§ Problem to work on
Print, word for word, every line from the beginning of the listing up to and including the line with "(title) at (65,45)". Pictures are to be excluded.

** START Given information **

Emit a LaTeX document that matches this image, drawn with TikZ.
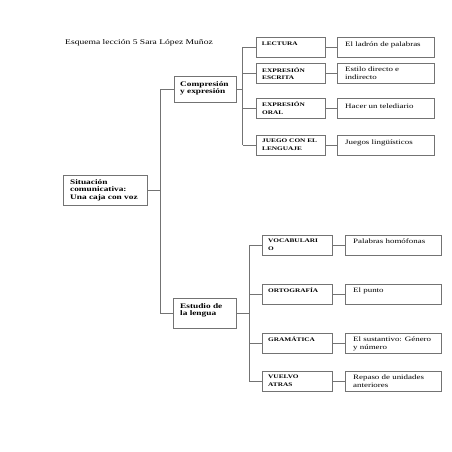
\documentclass[tikz,border=0pt]{standalone}
\usepackage{fontspec}
\setmainfont{Liberation Serif}[FakeStretch=1.33]
\usetikzlibrary{calc}
\tikzset{
  box/.style={draw=black!55, line width=0.8pt, inner sep=0pt, anchor=north west, fill=white},
  ln/.style={draw=black!55, line width=0.8pt},
  lbl/.style={font=\fontsize{5.5}{7.3}\selectfont\bfseries, inner sep=0pt, anchor=north west, align=left},
  ans/.style={font=\fontsize{6.7}{8}\selectfont, inner sep=0pt, anchor=north west, align=left},
  big/.style={font=\fontsize{7}{7.5}\selectfont\bfseries, inner sep=0pt, anchor=north west, align=left},
  ttl/.style={font=\fontsize{7.2}{8}\selectfont, inner sep=0pt, anchor=base west},
}
\newcommand\mkbox[8]{%
  \node[box, minimum width=#4pt, minimum height=#5pt] (#1) at (#2,#3) {};
  \node[#6] (#1t) at ($(#1.north west)+(#7)$) {#8};
}
\begin{document}
\begin{tikzpicture}[x=1pt,y=-1pt]
\useasboundingbox[fill=white] (0,0) rectangle (452,452);
\node[ttl] (title) at (65,45) {Esquema lección 5 Sara López Muñoz};

% main boxes
\mkbox{sit}{63}{175}{84}{30}{big}{7,4}{Situación\\comunicativa:\\Una caja con voz}
\mkbox{comp}{174}{76}{62}{26}{big}{6,5}{Compresión\\y expresión}
\mkbox{est}{173}{298}{63}{30}{big}{7,5}{Estudio de\\la lengua}

% top group
\mkbox{lect}{255.7}{37.5}{69.3}{19.2}{lbl}{6,4}{LECTURA}
\mkbox{lectA}{337}{37.5}{97}{19.2}{ans}{8,4.5}{El ladrón de palabras}
\mkbox{escr}{256}{63.3}{69}{20}{lbl}{6,4}{EXPRESIÓN\\ESCRITA}
\mkbox{escrA}{337}{63.3}{97}{20}{ans}{8,3.5}{Estilo directo e\\indirecto}
\mkbox{oral}{256}{98}{69}{20}{lbl}{6,4}{EXPRESIÓN\\ORAL}
\mkbox{oralA}{337}{98}{97}{20}{ans}{8,6}{Hacer un telediario}
\mkbox{jueg}{256}{135}{69}{20}{lbl}{6,4}{JUEGO CON EL\\LENGUAJE}
\mkbox{juegA}{337}{135}{97}{20}{ans}{8,5}{Juegos lingüísticos}

% bottom group
\mkbox{voc}{262}{235}{70}{20}{lbl}{6,4}{VOCABULARI\\O}
\mkbox{vocA}{345}{235}{96}{20}{ans}{8,4}{Palabras homófonas}
\mkbox{orto}{262}{284}{70}{20}{lbl}{6,4}{ORTOGRAFÍA}
\mkbox{ortoA}{345}{284}{96}{20}{ans}{8,4}{El punto}
\mkbox{gram}{262}{333}{70}{19.5}{lbl}{6,4}{GRAMÁTICA}
\mkbox{gramA}{345}{333}{96}{19.5}{ans}{8,4}{El sustantivo: Género\\y número}
\mkbox{vuel}{262}{371}{70}{20}{lbl}{6,4}{VUELVO\\ATRAS}
\mkbox{vuelA}{345}{371}{96}{20}{ans}{8,4}{Repaso de unidades\\anteriores}

% spine coordinates
\coordinate (sp) at (160,0);
\coordinate (b1) at (242.7,0);
\coordinate (b2) at (249.3,0);

% connectors
\draw[ln] (sit.east) -- (sit.east -| sp);
\draw[ln] (comp.west -| sp) -- (est.west -| sp);
\draw[ln] (comp.west) -- (comp.west -| sp);
\draw[ln] (est.west) -- (est.west -| sp);

\draw[ln] (comp.east) -- (comp.east -| b1);
\draw[ln] (lect.west -| b1) -- (jueg.west -| b1);
\foreach \n in {lect,escr,oral,jueg}{
  \draw[ln] (\n.west -| b1) -- (\n.west);
  \draw[ln] (\n.east) -- (\n A.west);
}
\draw[ln] (est.east) -- (est.east -| b2);
\draw[ln] (voc.west -| b2) -- (vuel.west -| b2);
\foreach \n in {voc,orto,gram,vuel}{
  \draw[ln] (\n.west -| b2) -- (\n.west);
  \draw[ln] (\n.east) -- (\n A.west);
}
\end{tikzpicture}
\end{document}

** END Given information **

§ Task answer
Emit a LaTeX document that matches this image, drawn with TikZ.
\documentclass[tikz,border=0pt]{standalone}
\usepackage{fontspec}
\setmainfont{Liberation Serif}[FakeStretch=1.33]
\usetikzlibrary{calc}
\tikzset{
  box/.style={draw=black!55, line width=0.8pt, inner sep=0pt, anchor=north west, fill=white},
  ln/.style={draw=black!55, line width=0.8pt},
  lbl/.style={font=\fontsize{5.5}{7.3}\selectfont\bfseries, inner sep=0pt, anchor=north west, align=left},
  ans/.style={font=\fontsize{6.7}{8}\selectfont, inner sep=0pt, anchor=north west, align=left},
  big/.style={font=\fontsize{7}{7.5}\selectfont\bfseries, inner sep=0pt, anchor=north west, align=left},
  ttl/.style={font=\fontsize{7.2}{8}\selectfont, inner sep=0pt, anchor=base west},
}
\newcommand\mkbox[8]{%
  \node[box, minimum width=#4pt, minimum height=#5pt] (#1) at (#2,#3) {};
  \node[#6] (#1t) at ($(#1.north west)+(#7)$) {#8};
}
\begin{document}
\begin{tikzpicture}[x=1pt,y=-1pt]
\useasboundingbox[fill=white] (0,0) rectangle (452,452);
\node[ttl] (title) at (65,45) {Esquema lección 5 Sara López Muñoz};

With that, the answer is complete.